I couldn’t really process what all that meant as I was a little groggy from the drugs. The doctor gave me my pictures and said that I should be okay now. My husband took me home and took care of me for about a week while I recovered. I won’t lie to you, the recovery wasn’t easy, I had pain and it was difficult to do things around the house but I had my dear husband’s support going through it all.
I asked my doctor when I could try to get pregnant again and he said I could try after 1-2 months. So I did. I got pregnant right away (without any other intervention). When I called my doctor to let him know, his response was “already??” I was so happy.

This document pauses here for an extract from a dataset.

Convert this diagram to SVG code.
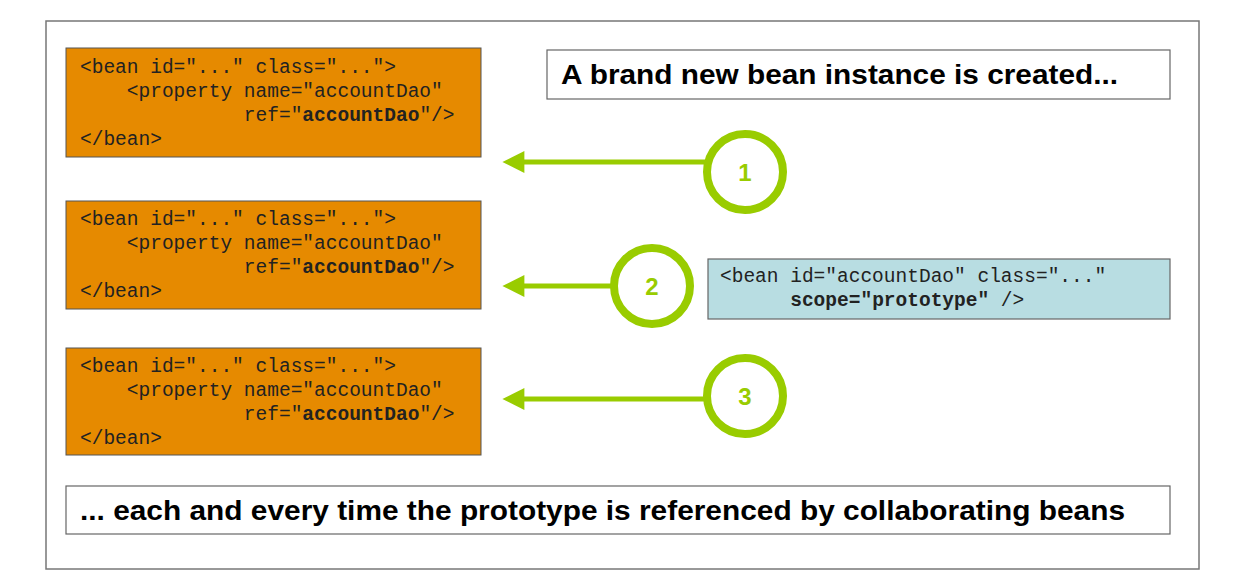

I was finally able to accomplish one of my biggest dream. I was going to be a mother.
I had no complications with either of my pregnancies and both of my children were born healthy. I know there is a chance that the endometriosis can come back, but for now, I don’t have more than mild to no pain during my periods and had no problem getting pregnant a second time. It is almost unbelievable for me that I don’t need those strong medicines anymore and I can go through those 2-3 days of every month being like myself.
My message is for girls and women to not accept that pain is normal. It is not normal to feel pain and don’t let anyone tell you otherwise. Women are not meant to suffer. We are meant to be happy and successful in any way we choose to.
I am glad to see that people are more aware about endometriosis today than they were in the past, although the mechanisms of how the disease works are still being investigated. I am glad to see highly respected scientists and physicians joining efforts to find a cure or better treatments to help women around the world. And for me, I am happy and thankful for all the people in my life that, in one way or another, supported me through my pain and for having the opportunity to learn, get treated, and to have the family that I always dreamed of.